Au début du vingtième siècle, pour toutes les lavandières l’eau n’était pas facilement accessible.

Pour nettoyer le linge, la majorité allait sur les berges de l’Ouvèze, sur les bords des biefs de la Sorgue, et d’autres aux lavoirs.

Quatre fonctionnaient, un nommé « lou barjadou » près de la place de la République, un derrière l’église, un autre au Pontillac, un quatrième, impasse de l’orme (Le Rhône se confie, page 165, Robert Bézet).

Ils figuraient tous dans la partie ancienne de la commune, leurs constructions étaient antérieures au vingtième siècle.

Celui dont nous allons retracer l’histoire commence en 1949. La municipalité étudiait la possibilité d’établir un lavoir public au sud de l’agglomération qui en manquait. Le 29 novembre, des discussions eurent lieu avec Jean Albar, négociant en charbon. Elles n’aboutirent pas, le prix offert était trop élevé.

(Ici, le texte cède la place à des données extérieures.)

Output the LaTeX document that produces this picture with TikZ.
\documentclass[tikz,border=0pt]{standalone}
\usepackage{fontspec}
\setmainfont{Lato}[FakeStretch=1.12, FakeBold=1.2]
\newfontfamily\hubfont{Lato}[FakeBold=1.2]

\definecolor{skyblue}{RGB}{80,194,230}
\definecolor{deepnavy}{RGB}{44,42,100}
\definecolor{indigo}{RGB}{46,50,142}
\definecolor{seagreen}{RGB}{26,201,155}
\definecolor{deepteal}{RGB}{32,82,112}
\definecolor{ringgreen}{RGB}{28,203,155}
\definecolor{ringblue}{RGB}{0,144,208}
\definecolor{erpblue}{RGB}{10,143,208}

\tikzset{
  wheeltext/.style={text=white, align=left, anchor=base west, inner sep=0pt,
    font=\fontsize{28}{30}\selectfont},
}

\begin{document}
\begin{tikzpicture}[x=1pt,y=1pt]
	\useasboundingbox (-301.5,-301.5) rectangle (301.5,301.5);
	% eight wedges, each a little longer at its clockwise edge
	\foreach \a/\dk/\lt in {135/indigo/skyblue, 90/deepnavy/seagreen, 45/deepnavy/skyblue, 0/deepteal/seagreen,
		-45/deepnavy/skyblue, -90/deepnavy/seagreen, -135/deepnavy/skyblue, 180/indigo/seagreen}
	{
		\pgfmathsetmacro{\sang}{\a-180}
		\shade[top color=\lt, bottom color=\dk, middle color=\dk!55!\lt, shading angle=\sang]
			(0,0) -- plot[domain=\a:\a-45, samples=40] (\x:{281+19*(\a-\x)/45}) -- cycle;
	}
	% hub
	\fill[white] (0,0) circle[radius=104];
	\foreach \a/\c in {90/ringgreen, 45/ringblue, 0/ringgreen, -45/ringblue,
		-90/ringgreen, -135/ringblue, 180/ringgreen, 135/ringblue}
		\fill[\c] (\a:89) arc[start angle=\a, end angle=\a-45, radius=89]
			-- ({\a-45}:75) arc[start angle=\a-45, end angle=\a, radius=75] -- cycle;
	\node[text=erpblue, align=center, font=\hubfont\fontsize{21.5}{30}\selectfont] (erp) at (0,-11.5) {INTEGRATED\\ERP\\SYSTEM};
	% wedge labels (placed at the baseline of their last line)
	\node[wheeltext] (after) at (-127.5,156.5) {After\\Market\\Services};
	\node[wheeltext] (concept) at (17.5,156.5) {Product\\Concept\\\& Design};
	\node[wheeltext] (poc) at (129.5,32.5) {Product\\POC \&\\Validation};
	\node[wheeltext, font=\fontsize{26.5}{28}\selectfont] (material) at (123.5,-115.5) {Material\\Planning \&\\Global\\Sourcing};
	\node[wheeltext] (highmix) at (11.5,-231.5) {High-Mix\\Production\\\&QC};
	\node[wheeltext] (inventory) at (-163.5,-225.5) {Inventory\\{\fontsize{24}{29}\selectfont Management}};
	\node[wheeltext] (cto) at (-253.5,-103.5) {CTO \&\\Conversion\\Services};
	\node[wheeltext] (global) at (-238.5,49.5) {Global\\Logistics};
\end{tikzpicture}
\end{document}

La proposition était irréalisable, l’équipe échevinale envisagea d’acquérir des treize ayants droit de Paul Antoine Rieux et Pauline Perrin décédés, l’immeuble en mauvais état sis à l’angle de l’avenue Paul Floret, et de la rue Mireille, quartier de la Peyrarde.

Mais, le déroulement du dossier ne se passa pas comme nos édiles auraient pu le souhaiter. Ils eurent en face d’eux un mouvement hostile d’une partie de la population sorguaise. Robert Bézet écrivait à ce sujet « … Celui-ci fit couler beaucoup d’encre, car il fut au centre des démêlés lors d’une élection municipale. Il est regrettable que Gabriel Chevalier ne l’ait pas connu ; il nous aurait certainement fourni un second Clochemerle… »

Mais, ce n’était pas tout, cette famille nombreuse était marquée par le ressentiment entre ses membres. La parenté se divisait en deux camps, l’un composé de neuf personnes, l’autre de quatre.

La mésentente conduisit l’affaire devant tribunal, qui ordonna la vente aux enchères. Le 2 août 1950, par adjudication la commune acquit la maison.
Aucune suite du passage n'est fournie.